The modular structure and use of standardized communication interfaces make PSIsmartcharging manufacturer-independent and cater for virtually unlimited scalability and expandability. Leveraging PSI’s expertise in grid control systems, network technology, public transport, and logistics will bring the greatest benefits to the customer.
For the public transport of the future, PSIsmartcharging exchanges data directly with bus depot management systems ensuring that electric buses’ batteries are charged in time for their planned routes and that safety aspects are observed. It continuously monitors the electrical grid and, in the event of imminent overload or restrictions in the energy supply, redistributes power to restore a stable network status.
The system can flexibly factor changes in electricity prices into the charge planning and generate long-term additional revenue by offering control power. PSIsmartcharging supports integration of battery storage capacity at the bus depot to increase flexibility.
PSIebus (depot and charging management system of our subsidiary PSI Transcom GmbH) provides Hamburger Hochbahn AG with an integrated software solution that leverages expertise in both public transport processes and energy supplies. The system combines the depot management module PSIeDMS with the charging management System PSIsmartcharging. It takes into account important influences and dependencies relevant for efficiently controlling, charging and dispatching vehicles – both at the depot and along the route.
PSIsmartcharging monitors the power grids and the connected equipment in multiple bus depots at our customer. The management system determines and applies an intelligent charging strategy for the vehicles by taking into account the available energy and power as well as operational requirements. This approach yields optimum efficiency, availability, and operational reliability.
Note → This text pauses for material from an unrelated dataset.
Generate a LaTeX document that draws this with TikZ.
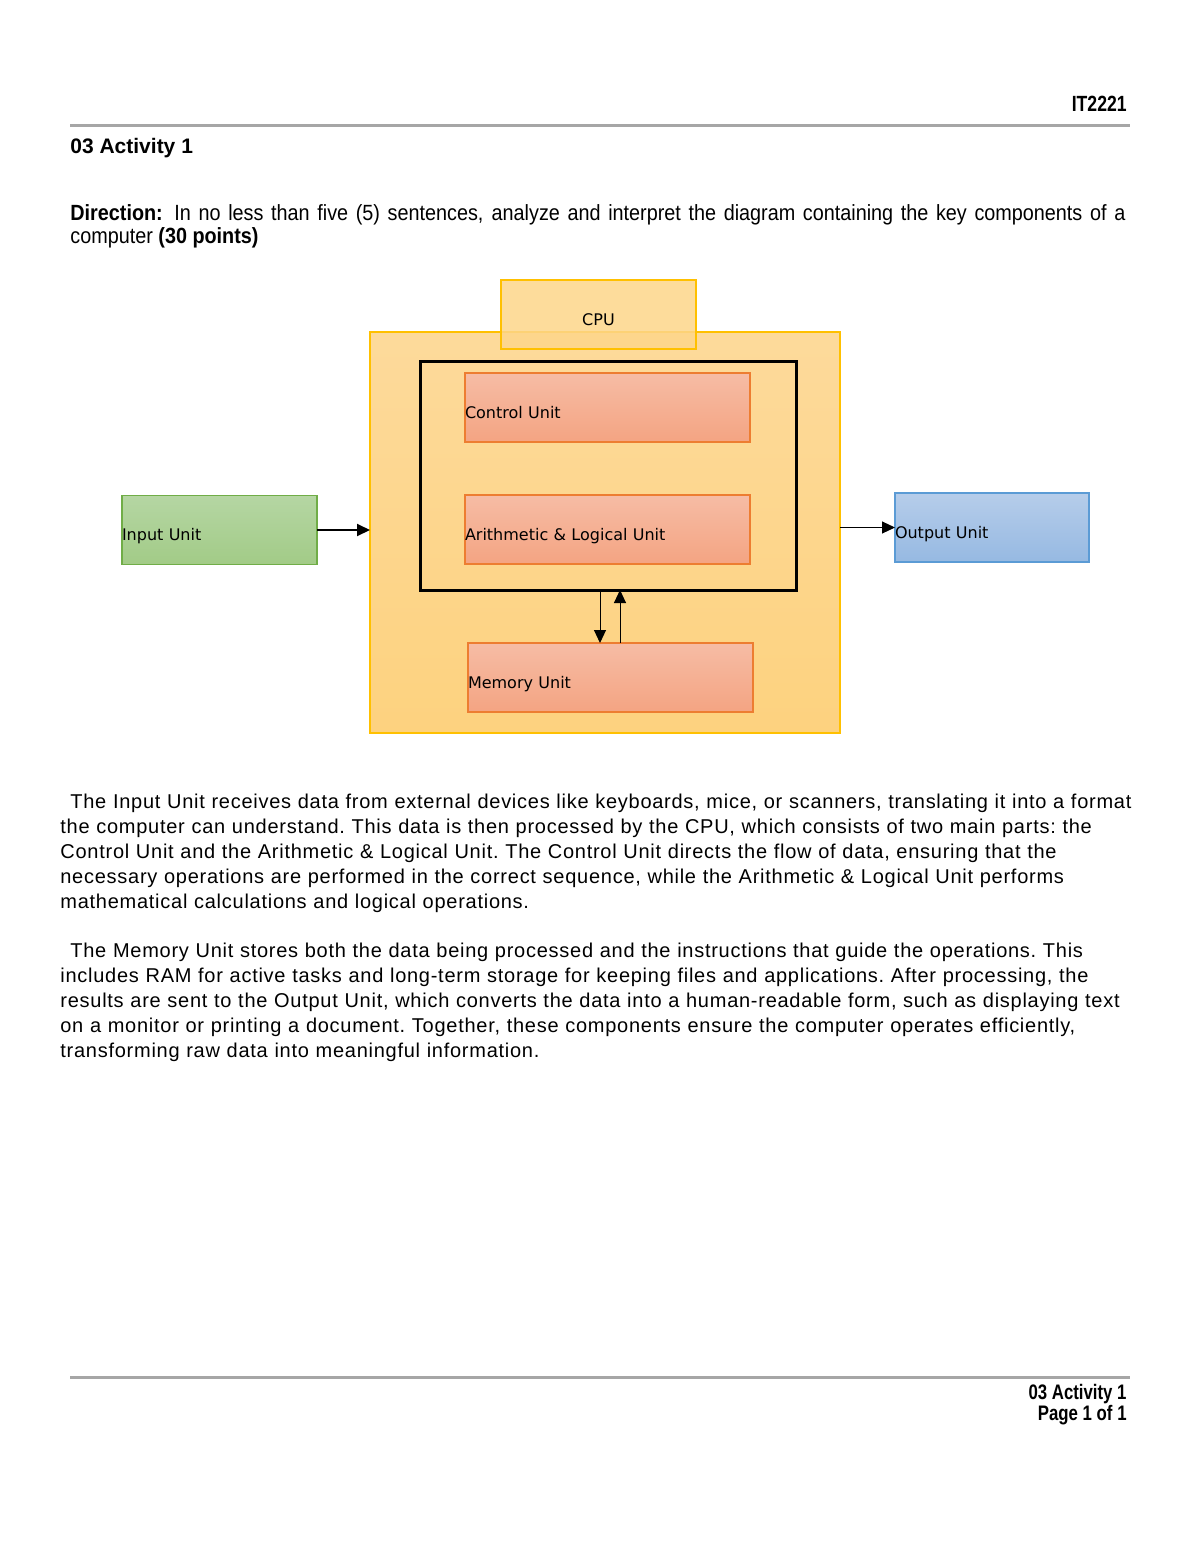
\documentclass[tikz,border=0pt]{standalone}
\usepackage{fontspec}
\setmainfont{Liberation Sans}
\newfontfamily\narrowfont[FakeStretch=0.8]{Liberation Sans}
\newfontfamily\directfont[FakeStretch=0.9]{Liberation Sans}
\newfontfamily\bodyfont[LetterSpace=3.7]{Liberation Sans}
\newfontfamily\boxfont{DejaVu Sans}
\usetikzlibrary{arrows.meta}
\usetikzlibrary{calc}
\tikzset{>={Triangle[length=6.5pt,width=6pt]}}

\definecolor{cputop}{HTML}{FDDA9B}
\definecolor{cpubot}{HTML}{FDD27F}
\definecolor{cpulab}{HTML}{FDD68A}
\definecolor{cpuedge}{HTML}{FFC000}
\definecolor{alutop}{HTML}{F6BCA5}
\definecolor{alubot}{HTML}{F4A482}
\definecolor{aluedge}{HTML}{ED7D31}
\definecolor{inptop}{HTML}{B5D6A3}
\definecolor{inpbot}{HTML}{A2CB87}
\definecolor{inpedge}{HTML}{70AD47}
\definecolor{outtop}{HTML}{B6CDEA}
\definecolor{outbot}{HTML}{96B9E2}
\definecolor{outedge}{HTML}{5B9BD5}
\definecolor{rulegray}{HTML}{A6A6A6}

\tikzset{
  unitbox/.style={draw, line width=0.75pt, minimum height=34.5pt, inner xsep=0pt,
    inner ysep=0pt, outer sep=0pt, align=left, text height=10.6pt, text depth=0pt,
    font=\boxfont\fontsize{8}{9.6}\selectfont},
  alubox/.style={unitbox, draw=aluedge, top color=alutop, bottom color=alubot, text width=142.5pt},
  inbox/.style={unitbox, draw=inpedge, top color=inptop, bottom color=inpbot, text width=97.5pt},
  outbox/.style={unitbox, draw=outedge, top color=outtop, bottom color=outbot, text width=97pt},
  cpubox/.style={draw=cpuedge, line width=0.75pt, outer sep=0pt, inner sep=0pt},
  bodytext/.style={anchor=base west, inner sep=0pt, text width=570pt, align=left,
    font=\bodyfont\frenchspacing\fontsize{10}{12.5}\selectfont},
  headtext/.style={inner sep=0pt, font=\narrowfont\bfseries\fontsize{10.5}{12}\selectfont}
}

\begin{document}
\begin{tikzpicture}[x=0.5pt, y=-0.5pt]
  \useasboundingbox[fill=white] (0,0) rectangle (1200,1553);

  \node[headtext, anchor=base east, font=\narrowfont\bfseries\fontsize{11}{12}\selectfont] (code) at (1127,111) {IT2221};
  \draw[rulegray, line width=1.5pt] (70,125) -- (1130,125);
  \node[anchor=base west, inner sep=0pt, font=\bfseries\fontsize{10.5}{12}\selectfont] (title) at (70,153) {03 Activity 1};
  \node[anchor=base west, inner sep=0pt, text width=527.5pt, align=justify,
    font=\directfont\fontsize{11}{11.5}\selectfont] (direction) at (70,220)
    {\textbf{Direction:} In no less than five (5) sentences, analyze and interpret the diagram containing the key components of a\linebreak computer \textbf{(30 points)}};

  \node[cpubox, top color=cputop, bottom color=cpubot, minimum width=235pt, minimum height=200.5pt] (cpu) at (605,532.5) {};
  \node[cpubox, fill=cpulab, fill opacity=0.85, text opacity=1, minimum width=97.5pt, minimum height=34.5pt,
    text height=10.6pt, text depth=0pt, font=\boxfont\fontsize{8}{9.6}\selectfont] (cpulabel) at (598.5,314.5) {CPU};
  \node[draw, line width=1.5pt, outer sep=0pt, minimum width=188pt, minimum height=114.5pt] (core) at (608,475.5) {};

  \node[alubox] (ctrl) at (607.5,407.5) {Control Unit};
  \node[alubox] (alu) at (607.5,529.5) {Arithmetic \& Logical Unit};
  \node[alubox] (mem) at (610.5,677.5) {Memory Unit};
  \node[inbox] (inp) at (219.5,530) {Input Unit};
  \node[outbox] (outp) at (992,527.5) {Output Unit};

  \draw[->, line width=1pt] (inp.east) -- (inp.east -| cpu.west);
  \draw[->, line width=0.5pt] (cpu.east |- outp.west) -- (outp.west);
  \draw[->, line width=0.5pt] ([xshift=-4pt]core.south) -- ([xshift=-4pt]core.south |- mem.north);
  \draw[->, line width=0.5pt] ([xshift=6pt]core.south |- mem.north) -- ([xshift=6pt]core.south);

  \node[bodytext] (para1) at (60,808)
    {\hspace*{5pt}The Input Unit receives data from external devices like keyboards, mice, or scanners, translating it into a format\\
     the computer can understand. This data is then processed by the CPU, which consists of two main parts: the\\
     Control Unit and the Arithmetic \& Logical Unit. The Control Unit directs the flow of data, ensuring that the\\
     necessary operations are performed in the correct sequence, while the Arithmetic \& Logical Unit performs\\
     mathematical calculations and logical operations.};
  \node[bodytext] (para2) at (60,957)
    {\hspace*{5pt}The Memory Unit stores both the data being processed and the instructions that guide the operations. This\\
     includes RAM for active tasks and long-term storage for keeping files and applications. After processing, the\\
     results are sent to the Output Unit, which converts the data into a human-readable form, such as displaying text\\
     on a monitor or printing a document. Together, these components ensure the computer operates efficiently,\\
     transforming raw data into meaningful information.};

  \draw[rulegray, line width=1.5pt] (70,1377) -- (1130,1377);
  \node[headtext, anchor=base east] (foot1) at (1127,1399) {03 Activity 1};
  \node[headtext, anchor=base east] (foot2) at (1127,1420) {Page 1 of 1};
\end{tikzpicture}
\end{document}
Due to the rollout of the charging infrastructure for private transport the numbers of charging stations and wall boxes in the low voltage grid are increasing. Even just a few vehicles charging simultaneously can overload a low voltage power line; consequently, the charging processes need to be monitored and controlled with the locally installed grid capacity as constraint.
In future, charging capacities and charging times can be controlled in automated processes considerating the present grid status and customer preferences. Local renewable energy generation and available battery storage will be integrated for decentralized energy generation and will increase flexibility for consumers in the low voltage line section.
We are a supplier of hardware and software solutions for the ALigN research project. The project participants are working on the development of suitable solution concepts in the area of "Expansion of charging infrastructure by special grid support" (ALigN).